Warm the butter; mix in the chocolate. When cool dip the creams in, and set on a buttered plate to harden. —Mrs. Edward E. Powers, Recipes Tried and True
Three cups white sugar, scant half cup water, 1/2 teaspoonful cream of tartar; boil 10 minutes, then add 1 cup grated coconut; beat well together and drop on white paper by the spoonful. —Hazel Rooklidge, The Times Cook Book
One coconut, 1-1/2 pounds granulated sugar. Put sugar and milk of coconut together, heat slowly until sugar is melted, then boil 5 minutes; add coconut (finely grated), boil 10 minutes longer, stir constantly to keep from burning.
Pour on buttered plates, cut in squares. Will take about 2 days to harden. Use prepared coconut when other cannot be had. —Fruit and Candies
Grate the white part of a coconut, the whites of four eggs (well beaten), one-half pound of sifted sugar. Flavor with lemon or rose water. Mix as thick as can be stirred.
Make in balls, putting them about one inch apart on paper on baking tins. Put into a quick oven (425°F); take out when they begin to look yellow. —Mrs. Fisher, Recipes Tried and True
Aunt Babette's Cook Book (1889)
Take one pint of milk, butter about the size of an egg, one coconut grated fine, three pounds of white sugar, and two teaspoonfuls of lemon extract. Boil slowly until stiff, beat to a cream, pour into shallow buttered pans and when set cut into squares.
Whip the whites of five eggs to a very stiff froth and add gradually the whole of one pound of pulverized sugar and one teaspoonful of arrowroot; last, a fresh-grated coconut, or half a pound of desiccated coconut.
Mold the mixture with your hands into small cones (flour your hands); set these far enough apart not to touch one another, upon buttered or waxed paper, in a long baking pan.
Bake in moderate oven (350°F). Be sure to prepare the coconut before you begin; lay the pieces in cold water after paring, until all is grated.
Take one pound of grated coconut, half a pound of confectioners' sugar and the stiff-beaten white of one egg. Work all together and roll in the hands into little balls. Bake on buttered tins (375°F).

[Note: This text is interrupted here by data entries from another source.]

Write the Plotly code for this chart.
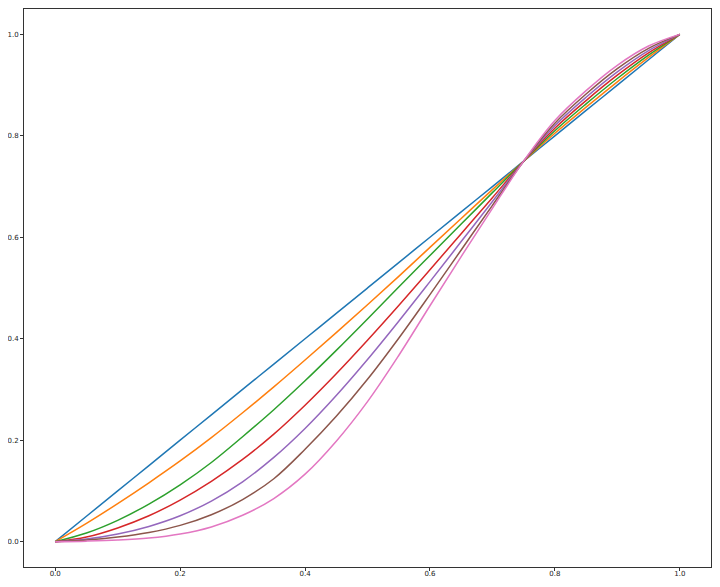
# coding=utf-8

import plotly.graph_objects as go

x_vals = [0.0, 0.05, 0.1, 0.15, 0.2, 0.25, 0.3, 0.35, 0.4, 0.45, 0.5,
          0.55, 0.6, 0.65, 0.7, 0.75, 0.8, 0.85, 0.9, 0.95, 1.0]

# one list per curve
curve_1 = [0.0, 0.05, 0.1, 0.15, 0.2, 0.25, 0.3, 0.35, 0.4, 0.45, 0.5,
           0.55, 0.6, 0.65, 0.7, 0.75, 0.8, 0.85, 0.9, 0.95, 1.0]
curve_2 = [0.0, 0.036, 0.075, 0.116, 0.159, 0.205, 0.254, 0.305, 0.358, 0.412, 0.467,
           0.523, 0.580, 0.637, 0.694, 0.75, 0.805, 0.8565, 0.9065, 0.9545, 1.0]
curve_3 = [0.0, 0.017, 0.042, 0.074, 0.112, 0.156, 0.2068, 0.260, 0.317, 0.377, 0.439,
           0.502, 0.564, 0.626, 0.688, 0.75, 0.810, 0.863, 0.913, 0.959, 1.0]
curve_4 = [0.0, 0.009, 0.027, 0.051, 0.082, 0.119, 0.162, 0.212, 0.269, 0.331, 0.397,
           0.4655, 0.536, 0.607, 0.678, 0.75, 0.815, 0.8695, 0.9195, 0.9635, 1.0]
curve_5 = [0.0, 0.005, 0.015, 0.030, 0.051, 0.080, 0.118, 0.166, 0.223, 0.288, 0.359,
           0.4345, 0.5125, 0.5915, 0.6705, 0.75, 0.820, 0.876, 0.926, 0.968, 1.0]
curve_6 = [0.0, 0.003, 0.009, 0.018, 0.032, 0.053, 0.083, 0.124, 0.182, 0.247, 0.320,
           0.401, 0.487, 0.575, 0.663, 0.75, 0.825, 0.8825, 0.9325, 0.9725, 1.0]
curve_7 = [0.0, 0.001, 0.003, 0.007, 0.015, 0.029, 0.052, 0.085, 0.133, 0.198, 0.276,
           0.367, 0.465, 0.562, 0.657, 0.75, 0.830, 0.889, 0.939, 0.977, 1.0]

curves = [curve_1, curve_2, curve_3, curve_4, curve_5, curve_6, curve_7]
colors = ['#1f77b4', '#ff7f0e', '#2ca02c', '#d62728', '#9467bd', '#8c564b', '#e377c2']

tick_vals = [0.0, 0.2, 0.4, 0.6, 0.8, 1.0]

fig = go.Figure()
for ys, color in zip(curves, colors):
    fig.add_trace(go.Scatter(
        x=x_vals, y=ys, mode='lines',
        line=dict(color=color, width=1.5, shape='spline', smoothing=1.0),
        showlegend=False,
    ))

axis_style = dict(
    showgrid=False, zeroline=False, automargin=False,
    showline=True, mirror=True, linecolor='#333', linewidth=1,
    ticks='outside', ticklen=3, tickwidth=1, tickcolor='#333',
    tickvals=tick_vals, tickformat='.1f',
    tickfont=dict(family='DejaVu Sans', size=7, color='#222'),
)

# page body has an 8px margin: keep the figure inside the window (no scrollbars)
fig.update_layout(
    width=704, height=571,
    margin=dict(l=16, r=1, t=1, b=12),
    paper_bgcolor='white', plot_bgcolor='white',
    # pull the x labels up a little so they stay inside the figure
    xaxis=dict(range=[-0.05, 1.05], ticklabelstandoff=-3, **axis_style),
    yaxis=dict(range=[-0.05, 1.05], **axis_style),
)

fig.write_html("out.html")
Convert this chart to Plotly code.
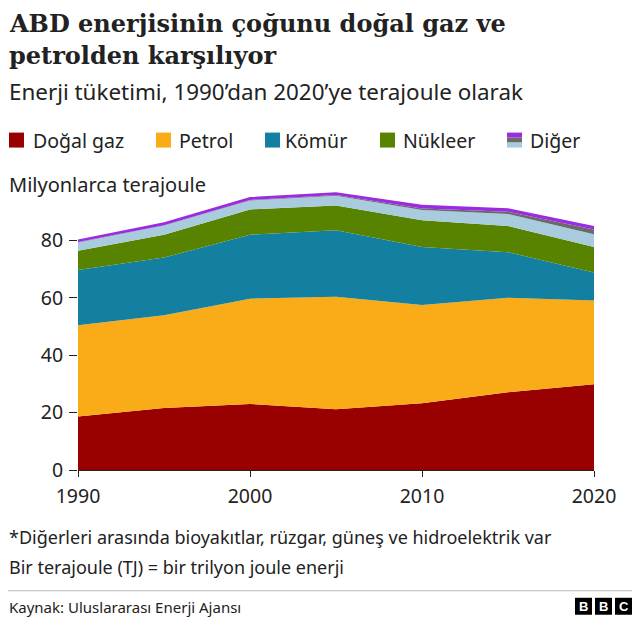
import plotly.graph_objects as go

years = [1990, 1995, 2000, 2005, 2010, 2015, 2020]
dogal_gaz = [18.6, 21.6, 23.0, 21.2, 23.3, 27.1, 29.9]
petrol = [31.8, 32.3, 36.7, 39.2, 34.2, 32.9, 29.2]
komur = [19.3, 20.1, 22.3, 23.1, 20.2, 15.9, 9.7]
nukleer = [6.7, 8.0, 8.8, 8.7, 9.3, 9.1, 8.9]
diger_acik = [2.9, 3.2, 3.1, 3.4, 3.6, 4.2, 4.4]
diger_gri = [0.1, 0.1, 0.2, 0.2, 0.5, 0.8, 1.7]
diger_mor = [0.9, 1.0, 1.0, 1.0, 1.3, 1.2, 1.2]

x_ticks = [1990, 2000, 2010, 2020]
y_ticks = [0, 20, 40, 60, 80]

series = [
    ("Doğal gaz", dogal_gaz, "#990000"),
    ("Petrol", petrol, "#FAAB18"),
    ("Kömür", komur, "#1380A1"),
    ("Nükleer", nukleer, "#588300"),
    ("Diğer (1)", diger_acik, "#A8CCDD"),
    ("Diğer (2)", diger_gri, "#6A6A6A"),
    ("Diğer (3)", diger_mor, "#9B2BE3"),
]

SANS = "Noto Sans"
SERIF = "DejaVu Serif"
TXT = "#222222"

# page has an 8px body margin; design in page pixels and shift
OFF = 8
W, H = 640 - OFF, 625 - OFF
L = 78 - OFF
R = W - (594 - OFF)
T = 182.5 - OFF
B = H - (470 - OFF)
PW = W - L - R
PH = H - T - B


def fx(px):
    return (px - OFF - L) / PW


def fy(py):
    return (H - B - (py - OFF)) / PH


fig = go.Figure()
for name, vals, col in series:
    fig.add_trace(go.Scatter(
        x=years, y=vals, name=name, stackgroup="one", mode="none",
        fillcolor=col, hoverinfo="x+y+name", showlegend=False,
    ))

shapes = []
annotations = []


def text(px, py, s, size, color=TXT, family=SANS, xanchor="left", bold=False):
    if bold:
        s = "<b>" + s + "</b>"
    annotations.append(dict(
        x=fx(px), y=fy(py), xref="paper", yref="paper", text=s, showarrow=False,
        xanchor=xanchor, yanchor="middle", font=dict(size=size, color=color, family=family),
    ))


def rect(x0, y0, x1, y1, color):
    shapes.append(dict(type="rect", xref="paper", yref="paper",
                       x0=fx(x0), x1=fx(x1), y0=fy(y0), y1=fy(y1),
                       fillcolor=color, line=dict(width=0)))


# Title / subtitle
text(7, 23, "ABD enerjisinin çoğunu doğal gaz ve", 24, family=SERIF, bold=True)
text(7, 55, "petrolden karşılıyor", 24, family=SERIF, bold=True)
text(7, 91, "Enerji tüketimi, 1990’dan 2020’ye terajoule olarak", 22.4)

# Legend
leg = [(9, 31, "Doğal gaz", "#990000"), (156, 177, "Petrol", "#FAAB18"),
       (265, 283, "Kömür", "#1380A1"), (380, 401, "Nükleer", "#588300")]
for sx, tx, lab, col in leg:
    rect(sx, 132, sx + 15, 147, col)
    text(tx, 140, lab, 19.5)
rect(507, 132, 522, 137, "#9B2BE3")
rect(507, 137, 522, 142, "#6A6A6A")
rect(507, 142, 522, 147, "#A8CCDD")
text(528, 140, "Diğer", 19.5)

text(7, 184, "Milyonlarca terajoule", 20)

# Footnotes
text(7, 537, "*Diğerleri arasında bioyakıtlar, rüzgar, güneş ve hidroelektrik var", 18)
text(7, 567, "Bir terajoule (TJ) = bir trilyon joule enerji", 18)
shapes.append(dict(type="line", xref="paper", yref="paper", x0=fx(8), x1=fx(640),
                   y0=fy(591), y1=fy(591), line=dict(color="#BBBBBB", width=1)))
text(7, 607, "Kaynak: Uluslararası Enerji Ajansı", 15)

# BBC logo
for i, ch in enumerate("BBC"):
    x0 = 575 + i * 20
    rect(x0, 598, x0 + 17, 615, "#000000")
    text(x0 + 8.5, 606.5, ch, 13, color="#FFFFFF", family="Liberation Sans", xanchor="center", bold=True)

fig.update_layout(
    width=W, height=H,
    margin=dict(l=L, r=R, t=T, b=B, pad=0),
    paper_bgcolor="white", plot_bgcolor="white",
    shapes=shapes, annotations=annotations,
    showlegend=False,
    xaxis=dict(range=[1990, 2020], tickvals=x_ticks, ticks="outside", ticklen=6,
               tickcolor="#222222", showline=True, linecolor="#222222", linewidth=1,
               showgrid=False, zeroline=False, ticklabelstandoff=3,
               tickfont=dict(size=19.5, color=TXT, family=SANS)),
    yaxis=dict(range=[0, 100], tickvals=y_ticks, ticks="outside", ticklen=8,
               tickcolor="#222222", showline=False, showgrid=False, zeroline=False,
               ticklabelstandoff=2,
               tickfont=dict(size=19.5, color=TXT, family=SANS)),
)

fig.write_html("out.html")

The Boston Cooking-School Cook Book (1916)
No coconut? One-half cup nutmeat, broken in pieces, may be used in place of coconut for this old fashioned coconut candy recipe from the famous Boston Cooking School.
1-1/2 cups sugar, 2 teaspoons butter, 1/2 cup milk, 1/3 cup shredded coconut, 1/2 teaspoon vanilla. Put butter into granite saucepan; when melted, add sugar and milk, and stir until sugar is dissolved.
Heat to boiling-point, and boil twelve minutes; remove from fire, add coconut and vanilla, and beat until creamy and mixture begins to sugar slightly around edge of saucepan. Pour at once into a buttered pan, cool slightly, and mark in squares.
Dr. Chase's Receipt Book (1891)
Put into a suitable kettle pulverized white sugar, 4 pounds; the beaten whites of 2 eggs, and the milk of 2 coconuts.
Stir together, and place over the fire until you see it is thickening; then, having the coconut meats nicely grated, put in, and watch and stir carefully, till it hardens quickly when dropped into cold water.
Then pour on buttered tins or marble slab. Spread out to thickness desired, and before cold mark off to suit.
Remarks —If done with judgement and care, it is very nice. A gentleman or his wife, in the house where I room at this writing, January 1885, makes a batch of this nearly every evening, and sells it the next day to the school children.
They sometimes cook it till it takes rather a yellow or brown shade, as some of the children like it better than if left entirely white. —Dr. Chase
Dr. Chase was a compulsive collector of reliable remedies and recipes, and through the prodigious sale of his books, his name became identified as that of a family friend in millions of homes worldwide.
My 1891 edition of Dr. Chase's recipe book is stained and well worn because my grandparents often referred to it, and it is also one of my favorites. The Old Doctor's folksy remarks and historical comments always make for delightful reading.